Presentation Overview

Uncertainty in the insurance industry has a direct effect on the pricing of premiums for all parties in the supply chain. When considering the vast amount of spatial information that is incorporated into the insurance risk rating method, the availability, quality and processing of this data will have significant input into the development of premium price.

The advancement of probabilistic risk assessment – in particular for the understanding of natural and man-made catastrophes – utilises significant volumes of spatial information. Relying upon this data is a risk evaluation process that deals with uncertainty in a conservative manner. Within this insurance premium rating process there exists a triumvirate of complex relationships involving the uncertainty of spatial information, the cost of that uncertainty and the resulting price mechanisms to deal with ambiguity.

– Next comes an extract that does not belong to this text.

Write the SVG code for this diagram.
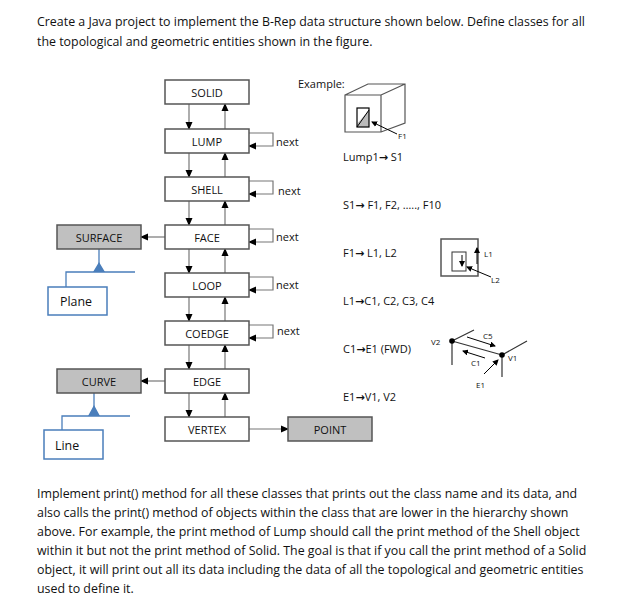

There are a number of ways in which the spatial industry as a whole can help to improve the information and processes that are involved to reduce uncertainty. Of primary importance is the improvement of both supply and quality of spatial information used to augment the insurance industry’s risk rating approach. In particular ensuring the timely availability of government information of relevance to catastrophic events, as well as the opportunity for commercial data suppliers to develop new and novel datasets. The outcomes of these improvements are a reduction in the uncertainty in the insurance rating process, and a more efficient distribution of prices across the market.

Biography

As founder and director of Risk Spatial Nick has a professional career spanning more than 17 years, providing managerial, consultancy and technical expertise to a range of organisations and industries in the field of spatial science. Nick’s experience has covered work in the Australian and UK markets for the world’s leading reinsurance brokers, insurance underwriters, spatial software vendors and all levels of government. As an authority in spatial information science and the application of geospatial technologies in the commercial sector, Nick’s work has focussed on the use of spatial science to better understand natural and man-made catastrophes for the insurance industry. Nick holds a Diploma of Applied Science (Spatial Information Systems) from the University of South Australia, a Master of Science (Geographic Information Science) from the University of London and a Master of Business Administration from the University of Adelaide.